PRINCIPLE #5: Get Good Advice

Don’t go it alone. You don’t need to.

Develop an inner circle of two or three advisors who, through a combination of good intention, clear example and personal experience, are well-placed to offer you insight into your decision-making process when it comes to financial planning.

This inner circle should comprise at least one professional IFA, but may include family members and friends.

Auditioning your advisors

Ensure your first chat with any potential formal advisor is entirely no-strings-attached and involves no fees. (It’s perfectly sensible to take advice from friends and family about money provided that they satisfy the basic criteria – but professional advice always offers the extra advantage of being truly independent)

What are the basic criteria for a good advisor?

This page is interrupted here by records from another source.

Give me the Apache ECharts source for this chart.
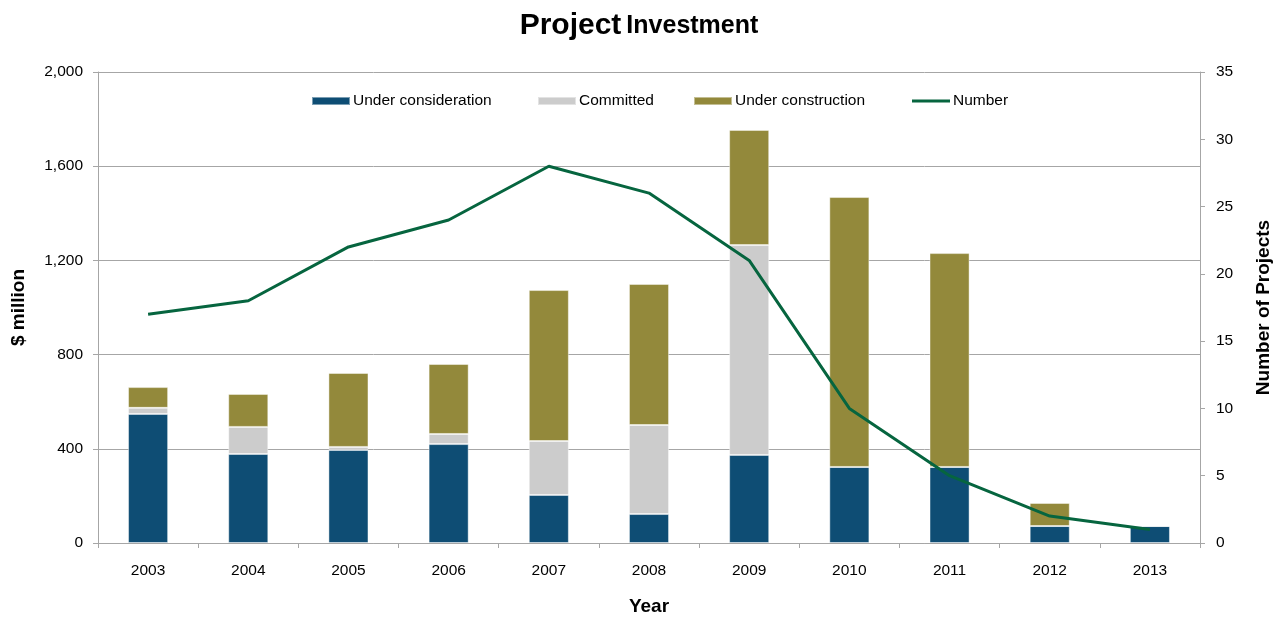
<!DOCTYPE html>
<html>
<head>
<meta charset="utf-8">
<script src="https://cdn.jsdelivr.net/npm/echarts@6/dist/echarts.min.js"></script>
<style>
  html, body { margin: 0; padding: 0; background: #fff; }
  #main { width: 1278px; height: 617px; }
</style>
</head>
<body>
<div id="main"></div>
<script>
// data
var years = ["2003", "2004", "2005", "2006", "2007", "2008", "2009", "2010", "2011", "2012", "2013"];
var underConsideration = [548, 378, 395, 420, 204, 123, 374, 323, 323, 72, 72];
var committed = [26, 115, 13, 43, 229, 378, 891, 0, 0, 0, 0];
var underConstruction = [88, 140, 314, 297, 641, 599, 489, 1146, 908, 98, 0];
var numberOfProjects = [17, 18, 22, 24, 28, 26, 21, 10, 5, 2, 1];

var font = "Liberation Sans, Arial, sans-serif";
var gridGrey = "#a6a6a6";
var lineGreen = "#06653f";

var myChart = echarts.init(document.getElementById("main"));

function barSeries(name, data, color) {
  return {
    name: name,
    type: "bar",
    stack: "invest",
    barWidth: "40%",
    itemStyle: {
      color: color,
      borderColor: "rgba(255,255,255,0.45)",
      borderWidth: 1
    },
    data: data
  };
}

// one legend per item so each sits where the reference puts it
function legendAt(name, left, icon) {
  return {
    top: 93,
    left: left,
    padding: 0,
    itemWidth: 38,
    itemHeight: 8,
    textStyle: { fontFamily: font, fontSize: 15.5, color: "#000", padding: [0, 0, 0, -2] },
    data: [{ name: name, icon: icon }]
  };
}

myChart.setOption({
  animation: false,
  textStyle: { fontFamily: font },
  title: {
    text: "{a|Project} {b|Investment}",
    left: "center",
    top: 6,
    textStyle: {
      rich: {
        a: { fontFamily: font, fontSize: 30, fontWeight: "bold", color: "#000" },
        b: { fontFamily: font, fontSize: 25, fontWeight: "bold", color: "#000" }
      }
    }
  },
  legend: [
    legendAt("Under consideration", 311, "rect"),
    legendAt("Committed", 537, "rect"),
    legendAt("Under construction", 693, "rect"),
    legendAt("Number", 912, "path://M0,0 H38 V3 H0 Z")
  ],
  grid: { left: 98, right: 78, top: 72, bottom: 74, outerBoundsMode: "none" },
  xAxis: {
    type: "category",
    data: years,
    name: "Year",
    nameLocation: "middle",
    nameGap: 54,
    nameTextStyle: { fontFamily: font, fontSize: 19, fontWeight: "bold", color: "#000" },
    axisLine: { lineStyle: { color: gridGrey, width: 1 } },
    axisTick: { show: true, length: 5, lineStyle: { color: gridGrey } },
    axisLabel: { fontFamily: font, fontSize: 15.5, color: "#000", margin: 20 }
  },
  yAxis: [
    {
      type: "value",
      min: 0,
      max: 2000,
      interval: 400,
      name: "$ million",
      nameLocation: "middle",
      nameGap: 70,
      nameTextStyle: { fontFamily: font, fontSize: 19, fontWeight: "bold", color: "#000" },
      axisLine: { show: true, lineStyle: { color: gridGrey } },
      axisTick: { show: true, length: 5, lineStyle: { color: gridGrey } },
      splitLine: { show: true, lineStyle: { color: gridGrey, width: 1 } },
      axisLabel: {
        fontFamily: font,
        fontSize: 15.5,
        color: "#000",
        margin: 15,
        formatter: function (v) {
          return v.toLocaleString("en-US");
        }
      }
    },
    {
      type: "value",
      min: 0,
      max: 35,
      interval: 5,
      name: "Number of Projects",
      nameLocation: "middle",
      nameGap: 54,
      nameRotate: 90,
      nameTextStyle: { fontFamily: font, fontSize: 19, fontWeight: "bold", color: "#000" },
      axisLine: { show: true, lineStyle: { color: gridGrey } },
      axisTick: { show: true, length: 5, lineStyle: { color: gridGrey } },
      splitLine: { show: false },
      axisLabel: { fontFamily: font, fontSize: 15.5, color: "#000", margin: 16 }
    }
  ],
  series: [
    barSeries("Under consideration", underConsideration, "#0e4d74"),
    barSeries("Committed", committed, "#cccccc"),
    barSeries("Under construction", underConstruction, "#93893b"),
    {
      name: "Number",
      type: "line",
      yAxisIndex: 1,
      symbol: "none",
      lineStyle: { color: lineGreen, width: 3 },
      itemStyle: { color: lineGreen },
      data: numberOfProjects
    }
  ]
});
</script>
</body>
</html>
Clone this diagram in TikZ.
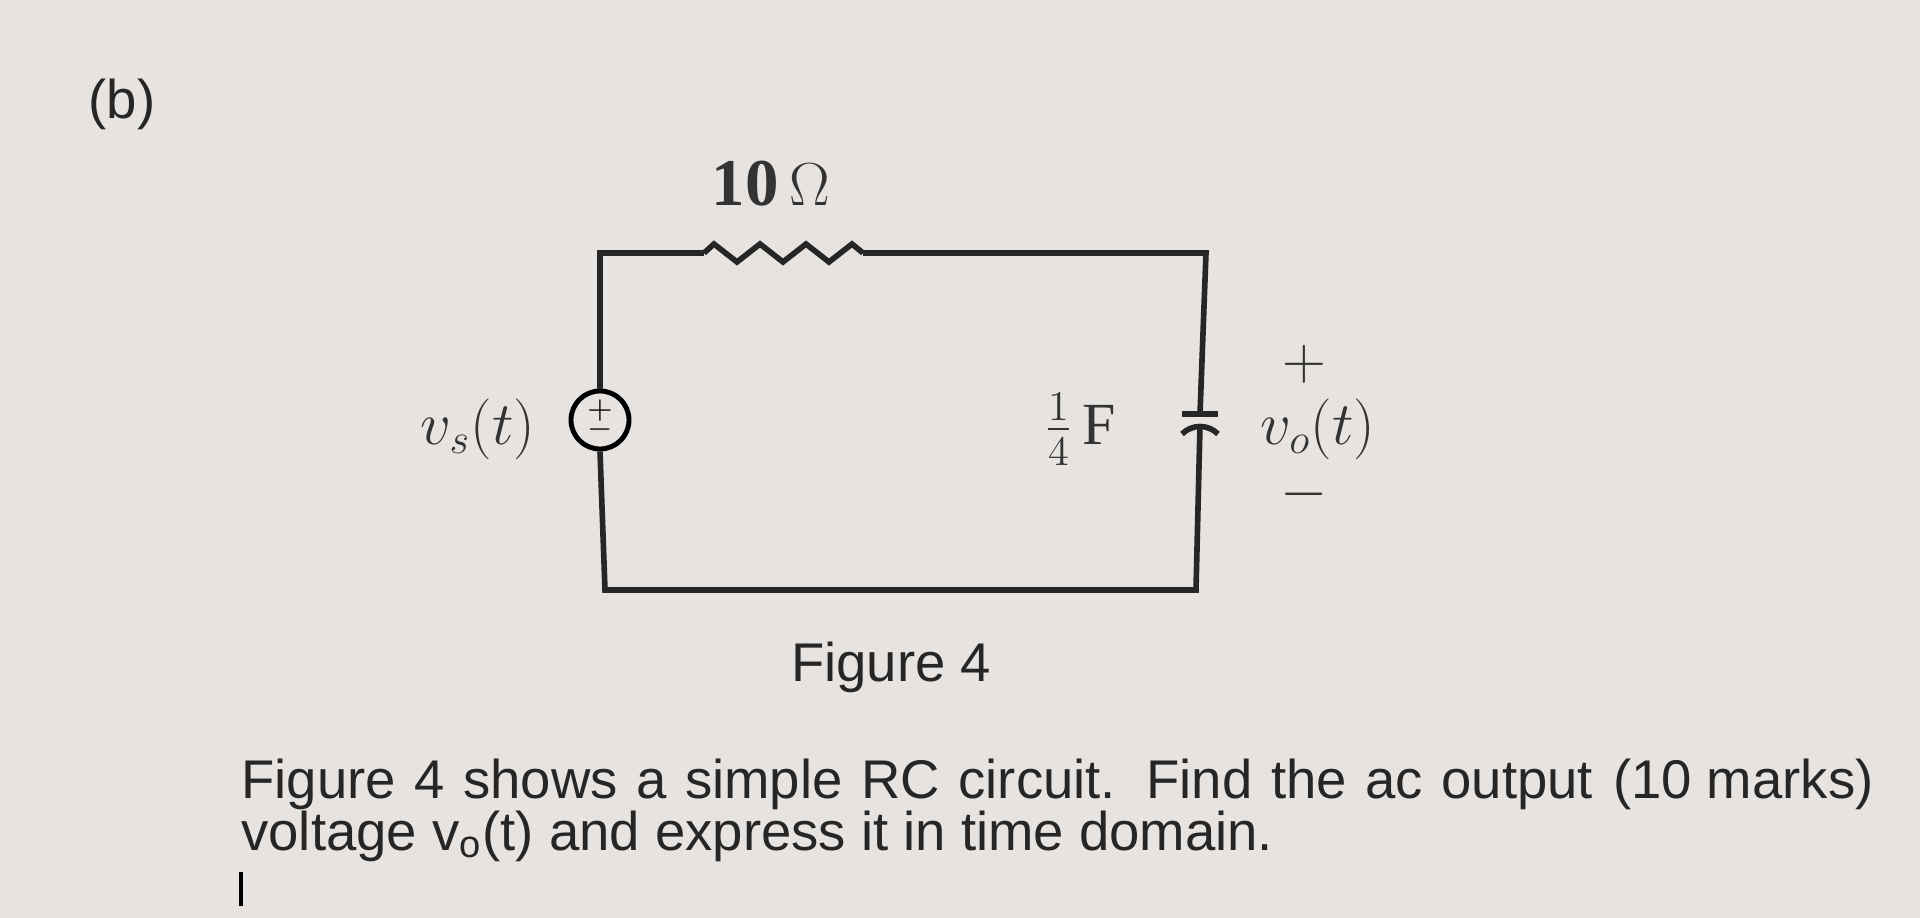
\documentclass[tikz,border=0pt]{standalone}
\usepackage{fontspec}
\setmainfont{Liberation Sans}
\newfontfamily\serif{Liberation Serif}
\begin{document}
\begin{tikzpicture}[x=0.01cm,y=-0.01cm,
  wire/.style={line width=1.6pt,black!85},
  lab/.style={font=\serif\fontsize{17}{20}\selectfont,text=black!80},
  txt/.style={font=\fontsize{15.5}{18}\selectfont,text=black!85}]
\fill[gray!18!white!95!brown] (0,0) rectangle (1920,918);
\useasboundingbox (0,0) rectangle (1920,918);
\node[txt] (b) at (122,104) {(b)};
\coordinate (tl) at (600,253); \coordinate (tr) at (1206,253);
\coordinate (bl) at (605,590); \coordinate (br) at (1196,590);
\coordinate (r1) at (704,253); \coordinate (r2) at (863,253);
% source
\node[circle,draw,line width=1.4pt,minimum size=0.58cm,inner sep=0] (vs) at (600,420) {};
\node[font=\fontsize{9}{9}\selectfont,inner sep=0] (sp) at (600,411) {$+$};
\node[font=\fontsize{9}{9}\selectfont,inner sep=0] (sm) at (600,430) {$-$};
% capacitor
\coordinate (ct) at (1200,414); \coordinate (cb) at (1200,426);
\draw[wire] (vs.north) -- (tl) -- (r1);
\draw[wire] (r1) -- ++(10,-9) -- ++(23,18) -- ++(23,-18) -- ++(23,18) -- ++(23,-18) -- ++(23,18) -- ++(23,-18) -- ++(11,9) -- (r2);
\draw[wire] (r2) -- (tr) -- (ct);
\draw[wire] (1182,414) -- (1218,414);
\draw[wire] (1182,434) .. controls (1192,424) and (1208,424) .. (1218,434);
\draw[wire] (1200,426) -- (br) -- (bl) -- (vs.south);
% labels
\node[lab,font=\serif\bfseries\fontsize{19}{22}\selectfont] (rl) at (771,184) {10\,$\Omega$};
\node[lab] (vsl) at (478,429) {$v_s(t)$};
\node[lab] (cl) at (1080,429) {$\textstyle\frac{1}{4}$\,F};
\node[lab] (p) at (1304,364) {$+$};
\node[lab] (vo) at (1318,429) {$v_o(t)$};
\node[lab] (m) at (1304,494) {$-$};
\node[txt] (fig) at (891,667) {Figure 4};
\node[txt,anchor=west] (l1) at (229,784) {\makebox[13.51cm][s]{Figure 4 shows a simple RC circuit. Find the ac output}};
\node[txt,anchor=east] (mk) at (1886,784) {(10 marks)};
\node[txt,anchor=west] (l2) at (229,836) {voltage v\textsubscript{o}(t) and express it in time domain.};
\draw[line width=1.2pt] (241,872) -- (241,906);
\end{tikzpicture}
\end{document}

Extensive evidence of financial harmony in their own life; not just loads of money, but a balanced network of income, financial products, and outgoings; a holistic financial machine that causes them (and their family!) no discernible stress.

Experience. Technical experience (if relevant). But, in a broader sense, life experience. Some young hotshot may be full of ideas about how to run the perfect start-up SME, but his/her experience of retirement planning will be, by definition, non-existent (unless they’re a professional advisor in that field, which would naturally carry a lot of weight).

Reasonable intentions. Pure intentions would be ideal. But do remember – and this is important – that self-interested advice from somebody isn’t necessarily a bad thing provided that it is absolutely clear that both your interests are aligned. Also important to remember is that these relationships can only work with total honesty on both sides.

Qualifications? It’s a good idea to give professional qualifications weight (even if you’re not a qualifications-type of person).